Speaking Life

I am lucky. Throughout the highs and lows, the experiments, the discoveries, and everything in between, I’ve had amazing support.

One of our clients has turned into a good friend + accountability buddy. Thinking of gym visits as joyful movement has helped alleviate the dread of exercise, but still – in my quest to find work-life balance, work tends to win more times than not. Our pre-set calendar dates have held me accountable and made me realize that I just feel better (physically and emotionally) when I move.

Thanks to our gym’s New Year’s promotion, my husband has joined in our carpool. After the first few workouts, I quickly found myself in a car of trackers. They compare apps and talk about the numbers in them. When the conversation turned to calories, my fight or flight kicked in: “Calories don’t matter!” I snapped. And I bounced off like I’d done my anti-diet crusader duty for the day.

Later, I drove across town and settled into the comfy couch of my voice of reason. “I feel horrible,” I said confessing the entire story… which led me to give two face-to-face apologies.


I’ve done a lot of work on reforming self-talk in the last year. I am (mostly) conscious of my thoughts as I look in the mirror and make choices – even as I make mistakes. I am very careful with how I refer to myself (even in jest!) because I’ve seen the repercussions of repeated messaging; how you start to believe lies about yourself when you never listen to the truth.

And since I’ve learned this about myself, why am I not more careful about the speech I direct to others?

My husband and I traveled to the mountains last weekend and on our last night, I felt slighted. I spent most of my coveted sleeping hours tossing in the hotel bed with a way-too-soft-for-my-liking pillow. I huffed and puffed, replaying the day in my head. I thought of things I could say to accurately express my frustration and disappointment. “That’ll stick it to him,” my vengeful brain and hurting heart agreed.

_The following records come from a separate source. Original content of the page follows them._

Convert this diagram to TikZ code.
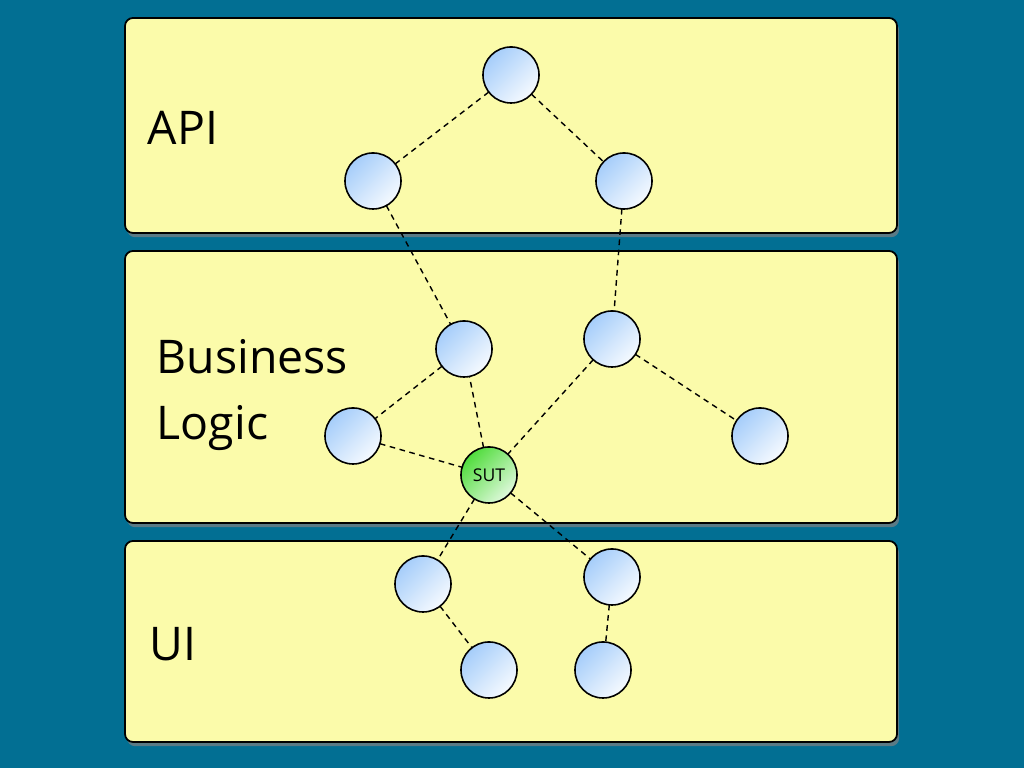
\documentclass[tikz,border=0pt]{standalone}
\usepackage{fontspec}
\setmainfont{Open Sans}
\usepackage{tikz}
\usepackage{tkz-graph}
\usepackage{xcolor}
\usetikzlibrary{shadows}

\definecolor{seablue}{RGB}{2,111,147}
\definecolor{layeryellow}{RGB}{251,251,170}
\definecolor{vertexblue}{RGB}{165,205,250}
\definecolor{vertexgreen}{RGB}{80,220,60}

\begin{document}
\begin{tikzpicture}[x=0.01cm,y=-0.01cm,
	layer/.style={draw=black, line width=0.5pt, fill=layeryellow,
		rounded corners=0.08cm,
		drop shadow={shadow xshift=0.6pt, shadow yshift=-1.2pt, opacity=0.7}},
	layertext/.style={anchor=west, inner sep=0pt, align=left,
		font=\fontsize{13.2}{18.8}\selectfont}]
		 %\draw[help lines] (0,0) grid (1024,768);
		 \fill[seablue] (0,0) rectangle (1024,768);
		 \useasboundingbox (0,0) rectangle (1024,768);
		 
		 \tikzset{
		 VertexStyle/.style = {shape=circle, draw=black, line width=0.45pt,
		 	minimum size=0.56cm, inner sep=0pt,
		 	top color=vertexblue, bottom color=white!90!vertexblue,
		 	shading angle=45, font=\fontsize{5}{6}\selectfont},
		 EdgeStyle/.style = {dashed, dash pattern=on 1.6pt off 1.3pt,
		 	line width=0.4pt, color=black}}
		 
		 % layers
		 \draw[layer] (125,18) rectangle (897,233);
		 \draw[layer] (125,251) rectangle (897,523);
		 \draw[layer] (125,541) rectangle (897,742);
		 
		 \node[layertext] (api) at (147,128) {API};
		 \node[layertext] (logic) at (156,395) {Business\\Logic};
		 \node[layertext] (ui) at (149,644) {UI};
		 
		 % API
		 \Vertex[x=511,y=75,L=$ $]{a1}
		 \Vertex[x=373,y=181,L=$ $]{a2}
		 \Vertex[x=624,y=181,L=$ $]{a3}
		 
		 % business logic
		 \Vertex[x=464,y=349,L=$ $]{b1}
		 \Vertex[x=612,y=339,L=$ $]{b2}
		 \Vertex[x=353,y=436,L=$ $]{b3}
		 \Vertex[x=760,y=436,L=$ $]{b4}
		 \begin{scope}[VertexStyle/.append style={top color=vertexgreen,
		 	bottom color=white!82!vertexgreen, shading angle=45}]
		 \Vertex[x=489,y=475,L=SUT]{sut}
		 \end{scope}
		 
		 % UI
		 \Vertex[x=423,y=584,L=$ $]{u1}
		 \Vertex[x=612,y=577,L=$ $]{u2}
		 \Vertex[x=489,y=670,L=$ $]{u3}
		 \Vertex[x=603,y=670,L=$ $]{u4}
		 
		 \Edges(a2,a1,a3)
		 \Edges(a2,b1,b3,sut,b1)
		 \Edges(a3,b2,b4)
		 \Edges(b2,sut,u1,u3)
		 \Edges(sut,u2,u4)
		 \end{tikzpicture}
\end{document}
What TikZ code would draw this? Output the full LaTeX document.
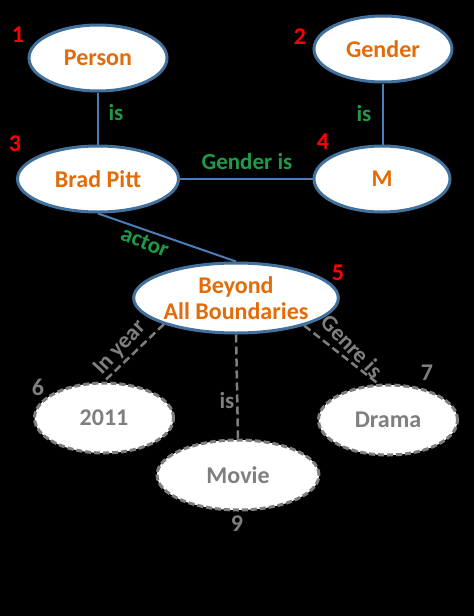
\documentclass[tikz,border=0pt]{standalone}
\usepackage{fontspec}
\setmainfont{Carlito}
\usetikzlibrary{shapes.geometric}
\pgfdeclarelayer{bg}
\pgfdeclarelayer{edges}
\pgfsetlayers{bg,edges,main}
\definecolor{edgeblue}{HTML}{41719C}
\definecolor{lineblue}{HTML}{4A7EBB}
\definecolor{txtorange}{HTML}{E36C09}
\definecolor{txtgreen}{HTML}{1E9B46}
\definecolor{numred}{HTML}{FF0000}
\definecolor{dgray}{HTML}{7F7F7F}
\begin{document}
\begin{tikzpicture}[x=1pt,y=-1pt,
  ent/.style={ellipse,draw=edgeblue,line width=3pt,fill=white,inner sep=0pt,
    text=txtorange,font=\fontsize{24}{26}\selectfont\bfseries,align=center},
  lit/.style={ellipse,draw=dgray,line width=3pt,dash pattern=on 6pt off 3pt,fill=white,inner sep=0pt,
    text=dgray,font=\fontsize{24}{26}\selectfont\bfseries},
  num/.style={text=numred,font=\fontsize{24}{26}\selectfont\bfseries,inner sep=0pt},
  gnum/.style={text=dgray,font=\fontsize{24}{26}\selectfont\bfseries,inner sep=0pt},
  rel/.style={text=txtgreen,font=\fontsize{23}{25}\selectfont\bfseries,inner sep=0pt},
  grel/.style={text=dgray,font=\fontsize{23}{25}\selectfont\bfseries,inner sep=0pt},
  conn/.style={draw=lineblue,line width=2pt},
  dconn/.style={draw=dgray,line width=2.5pt,dash pattern=on 8pt off 4pt}]
\begin{pgfonlayer}{bg}
\fill[black] (0,0) rectangle (474,616);
\end{pgfonlayer}
\useasboundingbox (0,0) rectangle (474,616);
\node[ent,minimum width=138pt,minimum height=66pt] (person) at (98,58) {Person};
\node[ent,minimum width=138pt,minimum height=66pt] (gender) at (383,49) {Gender};
\node[ent,minimum width=161pt,minimum height=66pt] (brad) at (98,179) {Brad Pitt};
\node[ent,minimum width=136pt,minimum height=66pt] (m) at (382,179) {M};
\node[ent,minimum width=196pt,minimum height=70pt] (beyond) at (236,298) {Beyond\\All Boundaries};
\node[lit,minimum width=139pt,minimum height=70pt] (y2011) at (104,418) {2011};
\node[lit,minimum width=139pt,minimum height=70pt] (drama) at (388,420) {Drama};
\node[lit,minimum width=162pt,minimum height=70pt] (movie) at (238,475) {Movie};
\begin{pgfonlayer}{edges}
\draw[conn] (person.south) -- (brad.north);
\draw[conn] (gender.south) -- (gender.south |- m.north);
\draw[conn] (brad.east) -- (m.west);
\draw[conn] (brad.south) -- (beyond.north);
\draw[dconn] (beyond.200) -- (y2011.north);
\draw[dconn] (beyond.south) -- (movie.north);
\draw[dconn] (beyond.-22) -- (drama.105);
\end{pgfonlayer}
% numbers
\node[num] (n1) at (18,35) {1};
\node[num] (n2) at (300,37) {2};
\node[num] (n3) at (15,144) {3};
\node[num] (n4) at (323,142) {4};
\node[num] (n5) at (338,273) {5};
\node[gnum] (n6) at (38,387) {6};
\node[gnum] (n7) at (427,373) {7};
\node[gnum] (n9) at (237,524) {9};
% relation labels
\node[rel] (l1) at (116,113) {is};
\node[rel] (l2) at (364,114) {is};
\node[rel] (l3) at (247,162) {Gender is};
\node[rel,rotate=-22] (l4) at (145,242) {actor};
\node[grel,rotate=47] (l5) at (120,348) {In year};
\node[grel] (l6) at (227,401) {is};
\node[grel,rotate=-46] (l7) at (352,346) {Genre is};
\end{tikzpicture}
\end{document}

Several hours later, 30 minutes before my alarm, I showered and packed as much as I could in the dark ’till I heard him stir and start to get ready. “Finally,” I thought, rolling my eyes.

Turning on a lamp, I pulled 100 Days to Brave out of my suitcase. I was a day behind, but the message didn’t seem to think so.

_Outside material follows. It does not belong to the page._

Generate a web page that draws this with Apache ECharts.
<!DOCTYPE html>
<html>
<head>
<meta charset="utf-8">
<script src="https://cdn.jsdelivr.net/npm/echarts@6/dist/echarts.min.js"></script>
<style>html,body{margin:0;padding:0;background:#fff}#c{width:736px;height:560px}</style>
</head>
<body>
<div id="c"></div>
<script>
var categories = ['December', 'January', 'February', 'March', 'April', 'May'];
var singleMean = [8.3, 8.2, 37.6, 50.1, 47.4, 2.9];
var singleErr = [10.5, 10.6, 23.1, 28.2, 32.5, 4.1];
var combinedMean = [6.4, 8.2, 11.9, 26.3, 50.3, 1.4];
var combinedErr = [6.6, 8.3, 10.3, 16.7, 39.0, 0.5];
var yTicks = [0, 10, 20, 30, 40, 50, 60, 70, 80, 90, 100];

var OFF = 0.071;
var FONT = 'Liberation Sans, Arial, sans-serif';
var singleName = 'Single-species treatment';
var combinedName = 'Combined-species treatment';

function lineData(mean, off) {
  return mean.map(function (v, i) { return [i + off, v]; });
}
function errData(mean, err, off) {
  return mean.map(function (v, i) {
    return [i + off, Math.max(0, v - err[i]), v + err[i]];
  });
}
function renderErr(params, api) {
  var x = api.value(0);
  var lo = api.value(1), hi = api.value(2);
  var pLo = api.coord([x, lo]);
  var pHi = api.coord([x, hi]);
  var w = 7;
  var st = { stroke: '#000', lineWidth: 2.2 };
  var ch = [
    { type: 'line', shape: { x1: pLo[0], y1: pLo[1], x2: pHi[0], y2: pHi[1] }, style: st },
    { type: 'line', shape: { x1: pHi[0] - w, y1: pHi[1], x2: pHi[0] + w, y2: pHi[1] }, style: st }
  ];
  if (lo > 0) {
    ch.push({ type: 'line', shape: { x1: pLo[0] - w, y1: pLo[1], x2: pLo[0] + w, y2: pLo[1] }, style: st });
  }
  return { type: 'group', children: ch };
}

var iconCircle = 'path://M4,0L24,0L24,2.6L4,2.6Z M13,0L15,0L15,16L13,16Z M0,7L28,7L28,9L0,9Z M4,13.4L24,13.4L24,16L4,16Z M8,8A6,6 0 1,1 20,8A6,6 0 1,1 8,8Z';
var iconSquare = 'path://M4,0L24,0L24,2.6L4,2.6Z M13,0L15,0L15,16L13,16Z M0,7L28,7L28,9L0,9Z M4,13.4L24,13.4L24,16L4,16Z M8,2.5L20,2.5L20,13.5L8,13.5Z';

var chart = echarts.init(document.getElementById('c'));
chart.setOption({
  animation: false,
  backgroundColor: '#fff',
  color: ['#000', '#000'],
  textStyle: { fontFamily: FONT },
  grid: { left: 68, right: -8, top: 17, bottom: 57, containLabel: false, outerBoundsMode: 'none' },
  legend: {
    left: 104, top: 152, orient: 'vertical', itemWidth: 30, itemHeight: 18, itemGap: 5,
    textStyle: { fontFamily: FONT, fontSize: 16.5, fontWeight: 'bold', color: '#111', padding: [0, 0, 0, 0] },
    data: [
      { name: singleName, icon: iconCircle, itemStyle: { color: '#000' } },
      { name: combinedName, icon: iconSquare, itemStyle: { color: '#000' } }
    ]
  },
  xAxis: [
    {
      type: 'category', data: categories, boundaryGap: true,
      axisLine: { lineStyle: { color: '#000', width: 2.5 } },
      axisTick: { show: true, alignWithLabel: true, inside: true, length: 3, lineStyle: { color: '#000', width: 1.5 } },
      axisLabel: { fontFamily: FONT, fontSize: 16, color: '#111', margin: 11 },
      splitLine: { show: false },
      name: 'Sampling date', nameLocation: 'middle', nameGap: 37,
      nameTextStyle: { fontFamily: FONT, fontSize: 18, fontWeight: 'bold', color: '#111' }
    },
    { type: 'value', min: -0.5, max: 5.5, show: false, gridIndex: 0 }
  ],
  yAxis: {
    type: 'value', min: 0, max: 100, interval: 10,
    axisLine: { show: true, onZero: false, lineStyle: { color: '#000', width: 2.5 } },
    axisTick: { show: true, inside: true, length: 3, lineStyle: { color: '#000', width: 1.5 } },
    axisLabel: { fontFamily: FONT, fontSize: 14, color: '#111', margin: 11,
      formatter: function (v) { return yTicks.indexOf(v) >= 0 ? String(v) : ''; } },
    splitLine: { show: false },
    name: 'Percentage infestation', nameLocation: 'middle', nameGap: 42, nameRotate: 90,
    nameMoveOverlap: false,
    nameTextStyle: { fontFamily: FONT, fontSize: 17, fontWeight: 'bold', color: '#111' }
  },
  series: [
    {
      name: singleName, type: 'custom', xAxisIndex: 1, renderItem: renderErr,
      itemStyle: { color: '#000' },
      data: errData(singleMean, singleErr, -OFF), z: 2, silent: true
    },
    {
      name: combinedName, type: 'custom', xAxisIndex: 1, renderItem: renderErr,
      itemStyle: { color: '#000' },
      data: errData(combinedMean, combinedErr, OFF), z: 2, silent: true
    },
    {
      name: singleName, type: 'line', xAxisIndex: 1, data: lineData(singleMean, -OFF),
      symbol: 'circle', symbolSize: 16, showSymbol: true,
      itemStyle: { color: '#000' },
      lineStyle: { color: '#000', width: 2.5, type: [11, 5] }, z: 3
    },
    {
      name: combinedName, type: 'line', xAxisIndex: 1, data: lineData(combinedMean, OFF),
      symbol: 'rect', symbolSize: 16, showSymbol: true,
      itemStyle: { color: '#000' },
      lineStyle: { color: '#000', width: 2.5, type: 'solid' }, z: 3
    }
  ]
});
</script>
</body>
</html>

“The tongue has the power of life and death, and those who love it will eat its fruit.” Proverbs 18:21 NIV

Gah. Okay. I get it.

It’s tough, isn’t it – peace offerings, being the first to break the silence, and laying down weapons? I weighed the worth of my pride and ego and made a choice to forego the silent treatment, forget the dialogue I’d planned in the wee hours, and simply asked if he wanted to grab coffee instead.


The graphic I posted a while back sticks with me: Mind Full or Mindful? I think this might be the key to everything. What if we all created space to be in the moment, to direct our attention to our experiences as they unfold, to intentionally choose our words with the goal of speaking life? I think this could change the world.

2 Comments Add yours

  1. Bill Wyler says:

    I felt these words were speaking to me. Many times I don’t think before I speak. The words flow too fast, in frustration at times, and now the water has flowed down stream. Thank you for this encouragement.


    1. Amanda says:

      It’s SO easy, especially in moments of frustration! I have apologized after the fact so many more times than doing it right the first time. Such a hard lesson to learn.